From the built-in help:
xa.sh: An assembler in Bourne.
Usage:
xa.sh [<-a|-m|--arch|--machine> <ARCH>][-d|--debug][-s|--stream] <INPUT> [OUTPUT]
Options:
-a | --arch | -m | --machine <ARCH>
Generate code for <ARCH>, in case multiple architectures are
available.
-d | --debug
If this option is present, print extra debugging infomation to
stderr.
-s | --stream
Write output to STDOUT, rather than to a file.
In the simplest case, just give it an input file, and it will generate a.bin as output, or give it the -s switch, and it will write to STDOUT.

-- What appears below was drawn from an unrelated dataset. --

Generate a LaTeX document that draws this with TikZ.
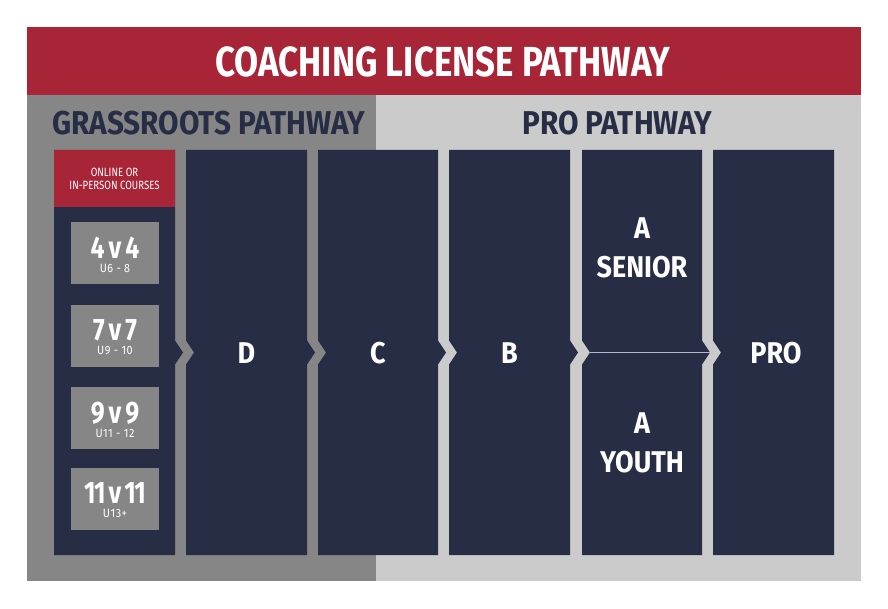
\documentclass[tikz,border=0pt]{standalone}
\usepackage{fontspec}
\newfontfamily\cond[FakeStretch=0.8]{Fira Sans}
\newfontfamily\condt[FakeStretch=0.83]{Fira Sans}
\newfontfamily\condw[FakeStretch=0.9]{Fira Sans}
\newfontfamily\condage[FakeStretch=0.9,LetterSpace=4]{Fira Sans}
\definecolor{cred}{HTML}{A82437}
\definecolor{cnavy}{HTML}{272D45}
\definecolor{cdgrey}{HTML}{868686}
\definecolor{clgrey}{HTML}{CBCBCB}
\definecolor{cline}{HTML}{B4B8C8}
\newcommand\colpath[4]{\fill[cnavy] (#1,150) -- (#2,150) -- (#2,340.5) -- ++(#4,12) -- (#2,364.5) -- (#2,555) -- (#1,555) -- (#1,364.5) -- ++(#3,-12) -- (#1,340.5) -- cycle;}
\newcommand\bignum[1]{{\cond\bfseries\fontsize{31}{14}\selectfont #1}}
\tikzset{
  title/.style={text=white,font=\condt\bfseries\fontsize{42}{46}\selectfont,inner sep=0pt},
  section/.style={text=cnavy,font=\condw\bfseries\fontsize{33}{36}\selectfont,inner sep=0pt},
  level/.style={text=white,font=\condw\bfseries\fontsize{30}{37}\selectfont,inner sep=0pt,align=center},
  agebox/.style={fill=cdgrey,minimum width=88pt,minimum height=62pt,inner sep=0pt,anchor=north west},
  numtext/.style={text=white,font=\condage\fontsize{12}{14}\selectfont,inner sep=0pt,align=center,anchor=north},
  small/.style={text=white,font=\cond\fontsize{12}{13}\selectfont,inner sep=0pt,align=center},
}
\begin{document}
\begin{tikzpicture}[x=1pt,y=-1pt]
\useasboundingbox (0,0) rectangle (888,609);
% backgrounds
\fill[cdgrey] (27,95) rectangle (376,581);
\fill[clgrey] (376,95) rectangle (861,581);
\fill[cred] (27,27) rectangle (861,95);
\node[title] (t) at (443,62) {COACHING LICENSE PATHWAY};
\node[section] (g) at (208.5,123.5) {GRASSROOTS PATHWAY};
\node[section] (p) at (617.5,123.5) {PRO PATHWAY};
% columns
\colpath{54}{175}{0}{8}
\colpath{186}{307}{8}{8}
\colpath{318}{438}{8}{8}
\colpath{449}{570}{8}{8}
\colpath{582}{702}{8}{8}
\colpath{713}{834}{8}{0}
% red header box
\fill[cred] (54,150) rectangle (175,207);
\node[small] (on) at (114.5,179) {ONLINE OR\\IN-PERSON COURSES};
% age boxes
\node[agebox] (b1) at (71,222) {};
\node[agebox] (b2) at (71,305) {};
\node[agebox] (b3) at (71,387) {};
\node[agebox] (b4) at (71,468) {};
\node[numtext] (n1) at (115,236.5) {\bignum{4\kern4pt v\kern4pt 4}\\U6 - 8};
\node[numtext] (n2) at (115,319.5) {\bignum{7\kern4pt v\kern4pt 7}\\U9 - 10};
\node[numtext] (n3) at (115,401.5) {\bignum{9\kern4pt v\kern4pt 9}\\U11 - 12};
\node[numtext] (n4) at (115,482.5) {\bignum{1\kern-1.5pt 1\kern3pt v\kern3pt 1\kern-1.5pt 1}\\U13+};
% level labels
\node[level] (d) at (246.5,353) {D};
\node[level] (c) at (378,353) {C};
\node[level] (b) at (509.5,353) {B};
\node[level] (pro) at (776,353) {PRO};
\node[level] (as) at (642,248) {A\\[2pt]SENIOR};
\node[level] (ay) at (642,443) {A\\[2pt]YOUTH};
% separator in A column
\coordinate (sl) at (590,352.5);
\coordinate (sr) at (710,352.5);
\draw[cline,line width=1.2pt] (sl) -- (sr);
\end{tikzpicture}
\end{document}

$ cat examples/loop-8080.asm
ORG 0100H
MVI A, 1
LOOP: INR A
CPI 5
JNZ LOOP
$ xa.sh examples/loop-8080.asm -s|hexdump -C
Utility module loaded.
Load /tmp/xa.sh/lib/xa.sh/common/bytes
Load /tmp/xa.sh/lib/xa.sh/common/params
Load /tmp/xa.sh/lib/xa.sh/common/memory
Load /tmp/xa.sh/lib/xa.sh/common/preprocess
Architecture: 8080
Instructions: ACI ADC ADD ADI ANA ANI CALL CC CM CMA CMC CMP CNC CNZ CP CPE CPI CPO CZ DAA DAD DCR DCX DI EI HLT IN INR INX JC JM JMP JNC JNZ JP JPE JPO JZ LDA LDAX LHLD LXI MOV MVI NOP ORA ORI OUT PCHL POP PUSH RAL RAR RC RET RLC RM RNC RNZ RP RPE RPO RRC RST RZ SBB SBI SHLD SPHL STA STAX STC SUB SUI XCHG XRA XRI XTHL
Assemble examples/loop-8080.asm -> STDOUT
00000000 3e 01 3c fe 05 c2 02 01 |>.<.....|
00000008
Processing of input files is not the most robust thing. There are a few quirks, and support for standard syntax is not perfect. Keep the following things in mind:
- Because the assembly source is evaluated by the shell, hexadecimal numbers using a notation in the style of $0ABC will likely not work without some escaping. You can use a notation in the form of 0ABCh or 0xABCD instead, which is more shell-safe.

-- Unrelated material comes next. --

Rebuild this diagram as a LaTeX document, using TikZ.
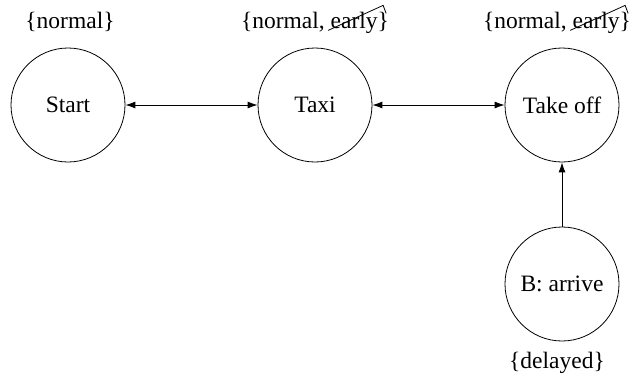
\documentclass[tikz,border=0pt]{standalone}
\usepackage{fontspec}
\setmainfont{Liberation Serif}
\usetikzlibrary{arrows.meta,calc}
\begin{document}
\begin{tikzpicture}[x=1pt,y=-1pt,
  state/.style={circle,draw,line width=0.8pt,minimum size=114pt,inner sep=0pt},
  lab/.style={anchor=base,inner sep=0pt},
  conn/.style={line width=0.9pt,{Latex[length=10pt,width=7pt]}-{Latex[length=10pt,width=7pt]}},
  connone/.style={line width=0.9pt,-{Latex[length=10pt,width=7pt]}},
  font=\rmfamily\fontsize{23.5}{28}\selectfont]
\useasboundingbox (0,0) rectangle (631,375);
\node[state] (start) at (68,105) {Start};
\node[state] (taxi) at (315,105) {Taxi};
\node[state] (takeoff) at (562,105) {Take off};
\node[state] (arrive) at (562,284) {B: arrive};
\node[lab] (l1) at (70,28) {\{normal\}};
\node[lab] (l2) at (315,28) {\{normal, early\}};
\node[lab] (l3) at (557,28) {\{normal, early\}};
\node[lab] (l4) at (557,368) {\{delayed\}};
\draw[line width=0.8pt] ($(l2.east)+(-61,8)$) -- ($(l2.east)+(-6,-17)$) -- ($(l2.east)+(-3,-9)$);
\draw[line width=0.8pt] ($(l3.east)+(-61,8)$) -- ($(l3.east)+(-6,-17)$) -- ($(l3.east)+(-3,-9)$);
\draw[conn] (start) -- (taxi);
\draw[conn] (taxi) -- (takeoff);
\draw[connone] (arrive) -- (takeoff);
\end{tikzpicture}
\end{document}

- Because expr is used to handle inline math, spacing between identifiers and numbers and operations is required. MVI A, LOOP+4 will likely not work, but MVI A, LOOP + 4 probably will. In fact, if we're being honest, the comma is accepted between arguments because it's conventional, but it is mostly ignored. The first argument is often a simple register designation or the like, and is easy to differentiate from everything else.
- Because it's a wildcard in the shell, the use of * to set and get the value of the PC is not implemented. You can use ORG to set the counter and PC to get its current value, which avoids expansion-related trouble.
- Labels are global and should not be redefined. If you redefine a label, all references to that label will probably use the most recent definition.